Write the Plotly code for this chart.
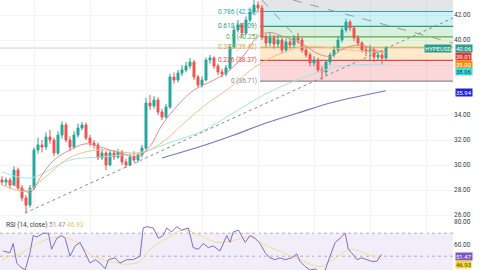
import plotly.graph_objects as go

# ---------------- data ----------------
idx = list(range(97))
opens = [28.80, 28.64, 28.80, 28.40, 29.60, 28.16, 27.36, 26.80, 28.16, 31.20,
         31.60, 31.44, 32.24, 32.00, 30.96, 32.40, 33.20, 32.00, 31.44, 32.40,
         32.96, 33.20, 32.16, 31.76, 31.60, 30.56, 30.96, 30.00, 30.96, 30.64,
         31.04, 30.24, 30.00, 30.64, 30.40, 30.80, 31.36, 34.96, 34.72, 35.20,
         34.24, 33.84, 34.64, 37.04, 36.80, 37.36, 37.60, 37.92, 38.24, 37.04,
         36.40, 36.80, 38.40, 38.56, 37.92, 37.44, 37.28, 37.76, 39.44, 40.80,
         41.20, 40.56, 41.60, 42.24, 42.80, 42.56, 40.24, 39.76, 40.16, 39.68,
         40.00, 39.20, 39.84, 39.60, 40.16, 40.00, 39.20, 38.80, 38.16, 38.40,
         37.60, 37.44, 38.24, 38.80, 39.20, 40.00, 40.80, 41.44, 40.96, 40.16,
         39.76, 39.20, 39.04, 39.20, 38.64, 38.80, 38.56]
closes = [28.64, 28.80, 28.40, 29.60, 28.16, 27.36, 26.80, 28.16, 31.20, 31.60,
          31.44, 32.24, 32.00, 30.96, 32.40, 33.20, 32.00, 31.44, 32.40, 32.96,
          33.20, 32.16, 31.76, 31.60, 30.56, 30.96, 30.00, 30.96, 30.64, 31.04,
          30.24, 30.00, 30.64, 30.40, 30.80, 31.36, 34.96, 34.72, 35.20, 34.24,
          33.84, 34.64, 37.04, 36.80, 37.36, 37.60, 37.92, 38.24, 37.04, 36.40,
          36.80, 38.40, 38.56, 37.92, 37.44, 37.28, 37.76, 39.44, 40.80, 41.20,
          40.56, 41.60, 42.24, 42.80, 42.56, 40.24, 39.76, 40.16, 39.68, 40.00,
          39.20, 39.84, 39.60, 40.16, 40.00, 39.20, 38.80, 38.16, 38.40, 37.60,
          37.44, 38.24, 38.80, 39.20, 40.00, 40.80, 41.44, 40.96, 40.16, 39.76,
          39.20, 39.04, 39.20, 38.64, 38.80, 38.56, 39.36]
highs = [29.10, 29.00, 29.00, 29.90, 29.80, 28.40, 27.60, 28.40, 31.40, 32.20,
         32.00, 32.60, 32.80, 32.20, 32.70, 33.50, 33.40, 32.30, 32.70, 33.30,
         33.46, 33.40, 32.40, 32.00, 31.80, 31.30, 31.10, 31.20, 31.20, 31.30,
         31.20, 30.50, 30.90, 31.10, 31.00, 31.60, 35.36, 35.60, 35.50, 35.40,
         34.50, 34.90, 37.30, 37.40, 37.60, 38.00, 38.24, 38.56, 38.40, 37.20,
         37.10, 38.60, 38.80, 38.70, 38.10, 37.70, 38.00, 39.70, 41.10, 41.60,
         41.40, 41.90, 42.60, 43.20, 43.10, 42.80, 40.50, 40.60, 40.40, 40.40,
         40.20, 40.10, 40.10, 40.40, 40.56, 40.20, 39.40, 39.00, 38.70, 38.60,
         37.90, 38.40, 39.00, 39.50, 40.30, 41.10, 41.70, 41.60, 41.10, 40.40,
         39.90, 39.50, 39.60, 39.40, 39.10, 39.00, 39.50]
lows = [28.40, 28.30, 28.10, 28.30, 28.00, 27.10, 26.16, 26.60, 28.00, 30.90,
        31.00, 31.20, 31.70, 30.70, 30.80, 32.10, 31.80, 31.10, 31.30, 32.20,
        32.80, 32.00, 31.50, 31.30, 30.40, 30.40, 29.60, 29.90, 30.40, 30.50,
        30.00, 29.76, 29.90, 30.20, 30.20, 30.60, 31.20, 34.40, 34.50, 34.00,
        33.60, 33.70, 34.50, 36.50, 36.60, 37.10, 37.40, 37.70, 36.80, 36.20,
        36.20, 36.70, 38.10, 37.70, 37.20, 37.00, 37.10, 37.60, 39.30, 40.60,
        40.20, 40.40, 41.40, 42.00, 42.20, 40.00, 39.40, 39.50, 39.30, 39.40,
        38.90, 39.00, 39.30, 39.40, 39.70, 39.00, 38.60, 37.90, 37.90, 37.36,
        36.80, 37.20, 38.00, 38.60, 39.00, 39.80, 40.60, 40.70, 39.90, 39.50,
        39.00, 38.70, 38.40, 38.24, 38.40, 38.00, 38.40]

# moving averages
ma20_x = [1, 5, 7, 10, 13, 17, 21, 25, 29, 34, 37, 40, 44, 48, 53, 57, 61, 64, 67, 71, 75, 79, 82, 86, 90, 93, 96]
ma20_y = [28.70, 28.10, 27.80, 29.20, 30.40, 31.20, 31.70, 31.40, 31.00, 30.70, 31.50, 33.20, 34.80, 36.00,
          36.80, 37.60, 39.00, 40.30, 40.60, 40.20, 39.70, 38.90, 38.70, 39.40, 39.60, 39.20, 39.01]
ma50_x = [0, 6, 10, 17, 24, 31, 35, 40, 45, 50, 57, 64, 72, 77, 84, 90, 96]
ma50_y = [28.40, 27.90, 28.80, 30.60, 31.20, 31.00, 30.96, 31.80, 33.20, 34.60, 36.20, 38.00, 39.20, 39.50,
          39.30, 39.10, 39.00]
ma100_x = [0, 7, 17, 25, 35, 42, 50, 57, 66, 77, 85, 96]
ma100_y = [29.44, 28.96, 30.40, 30.64, 31.04, 31.80, 32.70, 34.00, 35.70, 37.20, 37.90, 38.06]
ma200_x = [40, 50, 58, 66, 74, 83, 96]
ma200_y = [30.56, 31.52, 32.40, 33.36, 34.16, 35.04, 35.94]

# fibonacci retracement
fib_ratios = ["0", "0.236", "0.382", "0.5", "0.618", "0.786", "1"]
fib_prices = [36.71, 38.37, 39.42, 40.25, 41.09, 42.28, 43.80]
fib_start = 64.5

# trend lines (drawings)
trend_up_x = [5.75, 112.75]
trend_up_y = [26.16, 41.76]
dash1_x = [65.0, 72.5]
dash1_y = [43.2, 40.6]
dash2_x = [72.75, 112.75]
dash2_y = [43.2, 39.76]

# RSI
rsi_x = [0.3, 2.0, 2.8, 3.7, 4.5, 5.8, 7.0, 7.8, 8.7, 10.3, 11.6, 12.4, 13.7, 14.9, 15.8, 17.0, 18.3, 19.5,
         20.8, 22.0, 23.3, 24.5, 25.8, 26.6, 28.3, 29.5, 31.2, 32.8, 34.5, 35.3, 36.2, 37.8, 39.1, 40.3,
         41.2, 42.4, 43.7, 44.9, 46.6, 47.8, 49.1, 50.3, 51.6, 52.8, 54.5, 56.2, 57.0, 57.8, 59.1, 59.9,
         60.8, 62.0, 63.3, 64.5, 65.8, 67.0, 68.3, 69.5, 70.8, 72.4, 73.7, 74.5, 75.8, 77.0, 78.3, 79.5,
         80.8, 82.0, 83.3, 84.5, 85.8, 86.6, 87.4, 88.7, 89.9, 91.2, 92.4, 93.7, 94.9]
rsi_v = [54.5, 53, 61, 44, 41, 38, 53, 68, 66.6, 70, 70, 56, 65.5, 68, 65.5, 50, 59, 62,
         53, 44, 47, 44, 39, 47, 48.5, 44, 47, 47, 50, 74.5, 75.7, 74.5, 65.5, 68,
         74.5, 71, 75.7, 72.7, 74.5, 57.5, 56, 61, 57.5, 59, 54.5, 68, 62, 71, 72.7, 68,
         62, 68, 65.5, 61, 53, 48.5, 47, 48.5, 47, 48.5, 52, 45.5, 41, 38, 39, 36,
         38, 50, 62, 65.5, 70, 56, 53, 47, 48.5, 47, 45.5, 45.5, 51.47]
rsima_x = [0, 2, 4.5, 7.8, 12, 15.3, 18.7, 22.8, 27, 31.2, 34.5, 37, 41.2, 45.3, 49.5, 53.7, 57.8, 62,
           66.2, 70.3, 74.5, 79.5, 82.8, 87, 91.2, 94.9]
rsima_v = [47, 50, 52, 59, 65.5, 66.6, 62, 50, 45.5, 43, 45.5, 56, 65.5, 72.7, 68, 62, 63.6, 66.6,
           59, 53, 47, 41, 47, 56, 52, 46.93]

price_ticks = [26, 28, 30, 32, 34, 36, 38, 40, 42]
price_tick_text = ["26.00", "28.00", "30.00", "32.00", "34.00", "", "", "40.00", "42.00"]
rsi_ticks = [40, 60, 80]

# ---------------- figure ----------------
FONT = "Roboto"
fig = go.Figure()

fig.add_trace(go.Scatter(x=ma200_x, y=ma200_y, mode="lines", line=dict(color="#7477c9", width=1.2, shape="spline"),
                         xaxis="x", yaxis="y", hoverinfo="skip"))
fig.add_trace(go.Scatter(x=ma100_x, y=ma100_y, mode="lines", line=dict(color="#a6e6e6", width=1, shape="spline"),
                         xaxis="x", yaxis="y", hoverinfo="skip"))
fig.add_trace(go.Scatter(x=ma50_x, y=ma50_y, mode="lines", line=dict(color="#f2c08c", width=1, shape="spline"),
                         xaxis="x", yaxis="y", hoverinfo="skip"))
fig.add_trace(go.Scatter(x=ma20_x, y=ma20_y, mode="lines", line=dict(color="#e88080", width=0.9, shape="spline"),
                         xaxis="x", yaxis="y", hoverinfo="skip"))
fig.add_trace(go.Scatter(x=trend_up_x, y=trend_up_y, mode="lines", line=dict(color="#8a8a8a", width=1, dash="dot"),
                         xaxis="x", yaxis="y", hoverinfo="skip"))
fig.add_trace(go.Scatter(x=dash1_x, y=dash1_y, mode="lines", line=dict(color="#9a9a9a", width=1, dash="dash"),
                         xaxis="x", yaxis="y", hoverinfo="skip"))
fig.add_trace(go.Scatter(x=dash2_x, y=dash2_y, mode="lines", line=dict(color="#9a9a9a", width=1, dash="dash"),
                         xaxis="x", yaxis="y", hoverinfo="skip"))

fig.add_trace(go.Candlestick(x=idx, open=opens, high=highs, low=lows, close=closes,
                             increasing=dict(line=dict(color="#26a69a", width=1), fillcolor="#26a69a"),
                             decreasing=dict(line=dict(color="#ef5350", width=1), fillcolor="#ef5350"),
                             whiskerwidth=0, xaxis="x", yaxis="y", hoverinfo="skip"))

fig.add_trace(go.Scatter(x=rsima_x, y=rsima_v, mode="lines", line=dict(color="#efe08c", width=1, shape="spline"),
                         xaxis="x", yaxis="y2", hoverinfo="skip"))
fig.add_trace(go.Scatter(x=rsi_x, y=rsi_v, mode="lines", line=dict(color="#7e6fc8", width=1),
                         xaxis="x", yaxis="y2", hoverinfo="skip"))

shapes = []
fill_cols = ["rgba(242,54,69,0.20)", "rgba(255,152,0,0.20)", "rgba(139,195,74,0.20)",
             "rgba(76,175,80,0.20)", "rgba(0,188,212,0.20)", "rgba(120,123,134,0.20)"]
line_cols = ["#8c8c8c", "#e04848", "#e0a540", "#4caf50", "#2e9c7a", "#26a6b0", "#8c8c8c"]
for k in range(6):
    shapes.append(dict(type="rect", xref="x", yref="y", x0=fib_start, x1=112.75,
                       y0=fib_prices[k], y1=fib_prices[k + 1], fillcolor=fill_cols[k],
                       line=dict(width=0), layer="between"))
for k in range(6):
    shapes.append(dict(type="line", xref="x", yref="y", x0=fib_start, x1=112.75,
                       y0=fib_prices[k], y1=fib_prices[k], line=dict(color=line_cols[k], width=1.2),
                       layer="between"))
# current price line
shapes.append(dict(type="line", xref="paper", yref="y", x0=0, x1=1, y0=closes[-1], y1=closes[-1],
                   line=dict(color="#c4c4c4", width=0.8), layer="between"))
# RSI band + levels
shapes.append(dict(type="rect", xref="paper", yref="y2", x0=0, x1=1, y0=30, y1=70,
                   fillcolor="rgba(126,87,194,0.10)", line=dict(width=0), layer="between"))
for lv in (70, 50):
    shapes.append(dict(type="line", xref="paper", yref="y2", x0=0, x1=1, y0=lv, y1=lv,
                       line=dict(color="#a0a0a8", width=0.8, dash="dot"), layer="between"))

ann = []
for k in range(6):
    ann.append(dict(x=fib_start, y=fib_prices[k], xref="x", yref="y", xanchor="right", yanchor="middle",
                    xshift=-1, text=f"{fib_ratios[k]} ({fib_prices[k]:.2f})", showarrow=False,
                    font=dict(family=FONT, size=6.5, color=line_cols[k])))


def lab(text, ypix, bg, fg="#ffffff", xs=2, xa="left", x=1.0):
    return dict(x=x, y=1 - ypix / 270, xref="paper", yref="paper", xanchor=xa, yanchor="middle",
                xshift=xs, text=text, showarrow=False, bgcolor=bg, borderpad=0,
                font=dict(family=FONT, size=6, color=fg))


ann += [
    lab("HYPEUSD", 49, "#2a9d8f", xs=-1, xa="right"),
    lab("40.06", 49, "#2a9d8f"),
    lab("39.01", 56.5, "#e53935"),
    lab("39.00", 64, "#fb8c00"),
    lab("38.06", 72, "#40e0e0", fg="#1a3a3a"),
    lab("35.94", 92, "#2323d6"),
    lab("51.47", 256, "#7e57c2"),
    lab("46.93", 264.5, "#f2d645", fg="#5a4a00"),
    dict(x=0, y=1 - 225 / 270, xref="paper", yref="paper", xanchor="left", yanchor="middle", xshift=4,
         showarrow=False, font=dict(family=FONT, size=6.5, color="#333a44"),
         text="RSI (14, close) <span style='color:#8f86b8'>51.47</span> <span style='color:#e0c84a'>46.93</span>"),
]

grid_x = [8, 22, 36, 50, 64, 78, 92, 106]

fig.update_layout(
    width=480, height=270, margin=dict(l=0, r=27, t=0, b=0),
    paper_bgcolor="white", plot_bgcolor="white", showlegend=False,
    shapes=shapes, annotations=ann,
    xaxis=dict(range=[-0.5, 112.75], showticklabels=False, tickvals=grid_x, showgrid=True,
               gridcolor="#f1f3f6", gridwidth=1, zeroline=False, rangeslider=dict(visible=False),
               anchor="y2", fixedrange=True, ticks=""),
    yaxis=dict(domain=[1 - 218 / 270, 1], range=[25.76, 43.2], side="right",
               tickvals=price_ticks, ticktext=price_tick_text, showgrid=True,
               gridcolor="#f3f4f6", zeroline=False, ticks="", anchor="x",
               tickfont=dict(family=FONT, size=6.5, color="#333a44")),
    yaxis2=dict(domain=[0, 1 - 218 / 270], range=[38.0, 83.2], side="right",
                tickvals=rsi_ticks, ticktext=[f"{v:.2f}" for v in rsi_ticks], showgrid=False,
                zeroline=False, ticks="", anchor="x",
                tickfont=dict(family=FONT, size=6.5, color="#333a44")),
)

fig.write_html("out.html")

◆ **Stated exercise**:
With all pictures left out, please transcribe exactly the lines from the start of the material through the line with "import plotly.graph_objects as go".

◆ **Exercise result**:
Write the Plotly code for this chart.
import plotly.graph_objects as go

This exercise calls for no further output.